The raising of Lazarus had brought matters to a crisis. Lazarus, alive, was the evidence of this great sign, which was still inducing many of the religious Jews to break away from their leaders and to believe that the man Jesus was, in fact the Messiah. There was danger of a mass movement of the people to Him. Most of these people were probably curiosity seekers, and the faith described here could be very much like the faith exhibited when the Lord first came up to Jerusalem. At that time, although they apparently believed on Him, He would not commit Himself to them. It was a belief based on curiosity and impulse.
1 Then, six days before the Passover, Jesus came to Bethany, where Lazarus was who had been dead, whom He had raised from the dead.

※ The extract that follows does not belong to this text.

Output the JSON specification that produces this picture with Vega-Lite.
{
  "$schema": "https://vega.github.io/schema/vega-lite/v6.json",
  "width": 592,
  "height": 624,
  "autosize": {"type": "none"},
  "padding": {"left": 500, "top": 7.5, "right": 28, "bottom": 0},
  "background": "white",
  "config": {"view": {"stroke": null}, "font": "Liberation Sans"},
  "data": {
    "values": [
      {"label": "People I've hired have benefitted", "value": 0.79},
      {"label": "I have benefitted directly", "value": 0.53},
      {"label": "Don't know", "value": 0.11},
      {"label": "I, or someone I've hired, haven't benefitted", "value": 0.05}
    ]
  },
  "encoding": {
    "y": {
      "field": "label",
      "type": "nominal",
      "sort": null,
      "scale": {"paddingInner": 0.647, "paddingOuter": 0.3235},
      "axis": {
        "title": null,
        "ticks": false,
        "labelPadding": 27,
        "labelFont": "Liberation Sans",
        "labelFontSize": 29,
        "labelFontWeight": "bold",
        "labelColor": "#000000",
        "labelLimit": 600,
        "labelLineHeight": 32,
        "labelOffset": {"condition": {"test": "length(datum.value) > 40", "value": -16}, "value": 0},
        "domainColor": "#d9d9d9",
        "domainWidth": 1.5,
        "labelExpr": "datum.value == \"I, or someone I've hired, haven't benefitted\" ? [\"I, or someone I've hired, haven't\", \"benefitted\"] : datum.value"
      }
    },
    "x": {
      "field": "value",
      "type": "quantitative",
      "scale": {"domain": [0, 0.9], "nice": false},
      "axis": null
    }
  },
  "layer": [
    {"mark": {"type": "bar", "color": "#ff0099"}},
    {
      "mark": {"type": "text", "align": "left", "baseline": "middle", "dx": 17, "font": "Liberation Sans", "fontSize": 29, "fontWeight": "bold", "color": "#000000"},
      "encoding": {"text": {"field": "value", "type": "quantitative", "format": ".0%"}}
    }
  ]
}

2 There they made Him a supper; and Martha served, but Lazarus was one of those who sat at the table with Him.
3 Then Mary took a pound of very costly oil of spikenard, anointed the feet of Jesus, and wiped His feet with her hair. And the house was filled with the fragrance of the oil.

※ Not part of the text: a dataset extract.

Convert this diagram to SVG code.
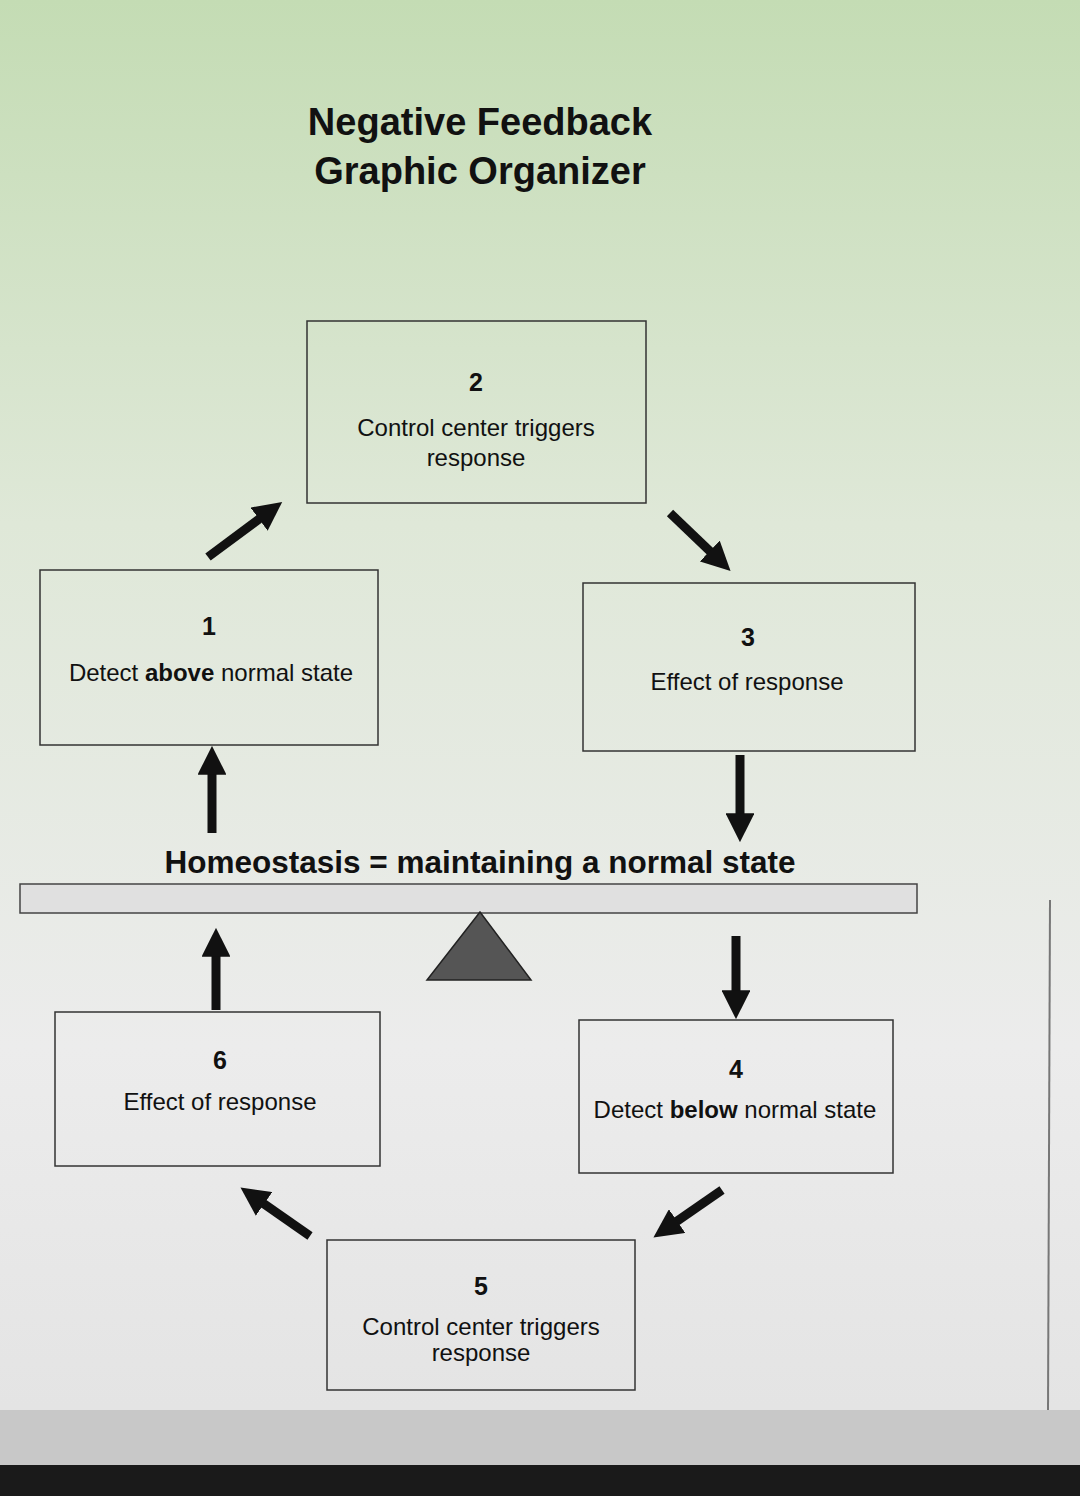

4 Then one of His disciples, Judas Iscariot, Simon's son, who would betray Him, said,
5 "Why was this fragrant oil not sold for three hundred denarii and given to the poor?"
6 This he said, not that he cared for the poor, but because he was a thief, and had the money box; and he used to take what was put in it.
7 But Jesus said, "Let her alone; she has kept this for the day of My burial.
8 "For the poor you have with you always, but Me you do not have always."
9 Now a great many of the Jews knew that He was there; and they came, not for Jesus' sake only, but that they might also see Lazarus, whom He had raised from the dead.
10 But the chief priests plotted to put Lazarus to death also,
11 because on account of him many of the Jews went away and believed in Jesus.